The first line is the standard particular solution (y_p_standard) that we get if we chose h(x)=0. The second line is an extra term (Y_h) that appeared because we chose a non-zero h(x). So, y_p = y_p_standard + Y_h.
The Big Reveal: Is Y_h a homogeneous solution? If Y_h is a solution to the homogeneous equation (y'' + py' + qy = 0), then our new y_p is perfectly valid. This is because any two particular solutions to a non-homogeneous linear ODE can only differ by a homogeneous solution.

Let c_1_extra and c_2_extra be the integrals of c_1'_extra and c_2'_extra. So, Y_h = c_1_extra y_1 + c_2_extra y_2. Let's check if Y_h solves the homogeneous equation Y_h'' + pY_h' + qY_h = 0:
- Y_h' = (c_1'_extra y_1 + c_2'_extra y_2) + c_1_extra y_1' + c_2_extra y_2' Looking back at Equation A, specifically the h(x) part, we see that c_1'_extra y_1 + c_2'_extra y_2 = h(x). So, Y_h' = h(x) + c_1_extra y_1' + c_2_extra y_2'.
- Y_h'' = h'(x) + (c_1'_extra y_1' + c_2'_extra y_2') + c_1_extra y_1'' + c_2_extra y_2''
Now, substitute Y_h, Y_h', and Y_h'' into Y_h'' + pY_h' + qY_h: (h'(x) + c_1'_extra y_1' + c_2'_extra y_2' + c_1_extra y_1'' + c_2_extra y_2'') + p(x)(h(x) + c_1_extra y_1' + c_2_extra y_2') + q(x)(c_1_extra y_1 + c_2_extra y_2)

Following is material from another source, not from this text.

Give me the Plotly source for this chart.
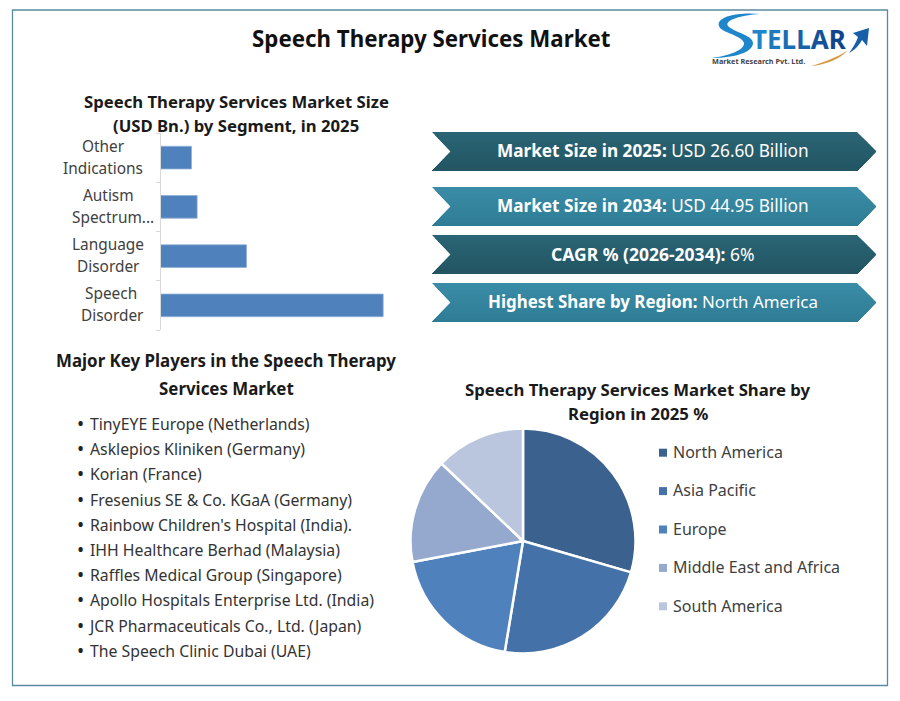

Just like before, the parts like c_1_extra(y_1'' + py_1' + qy_1) become zero because y_1 and y_2 are solutions to the homogeneous equation. So, we are left with: h'(x) + (c_1'_extra y_1' + c_2'_extra y_2') + p(x)h(x)

Now, look at Equation B. The "extra" part of c_1'y_1' + c_2'y_2' (when f(x) is 0 for the h components) is exactly -h'(x) - p(x)h(x). So, substitute this into our expression: h'(x) + (-h'(x) - p(x)h(x)) + p(x)h(x) = 0

Ta-da! It all cancels out to 0! This means Y_h is a solution to the homogeneous equation.

Conclusion: Yes, indeed! Even if we choose c_1'y_1 + c_2'y_2 = h(x) instead of 0, the "particular solution" we get will just differ from the standard one by a solution to the homogeneous equation. Since any solution to the homogeneous equation can be absorbed into the general complementary solution (y_c), both ways lead to essentially "the same" particular solution for the overall general solution! How neat is that?!